By Rachel Branciforti

Mercer Street, an annual publication from the College of Arts and Science’s Expository Writing Program (EWP), features undergraduate essays chosen by lecturers and directors in the program for their mastery of fundamental thinking, writing, and creativity. Pat C. Hoy, program director and professor of English, considers them to be “a gift and a legacy” for incoming freshmen that will make their own intellectual journeys “less daunting.”

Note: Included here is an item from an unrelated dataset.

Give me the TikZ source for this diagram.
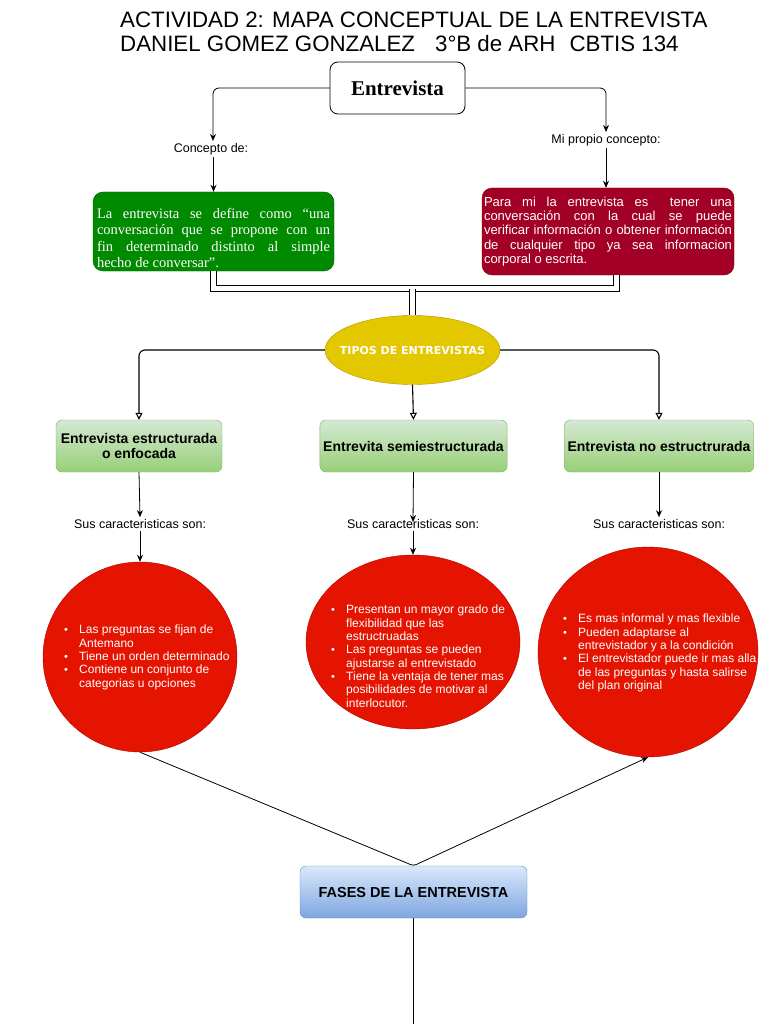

    With these essays, students are asked to reflect upon their own personal impressions of various mediums, such as movies, paintings, written texts, songs, and sculpture in order to cultivate complex ideas that will form the basis of their essays along with evidence from primary written sources. In the 2008-09 edition, one work by CAS student Kea Trevett, entitled “Mounds,” uses a series of mosaics scattered on lampposts throughout New York City and Lanford Wilson’s play The Mound Builders as well as experiences and anecdotes from her own life to explore the weight of memory and the gradual change between present and history.
    Other essays consider the poetry of Lord Byron, paintings by Toulouse-Lautrec, photography by Warren Lehrer and Judith Sloan, who is an adjunct professor in the Gallatin School of Individualized Study, and film by Christopher Nolan. In these essays, interpretations of art are woven together and analyzed to justify and enhance the students’ discoveries made during their reading and research.
    Hoy believes that these essays help students learn the art of essay writing. They are intended to teach students how to analyze complex written and visual texts, how to reflect on the evidence they select from those texts, and how to let their reflections carry the essay’s idea from beginning to end. Hoy especially wants students to learn from these Mercer Street essays how to “captivate the reader.”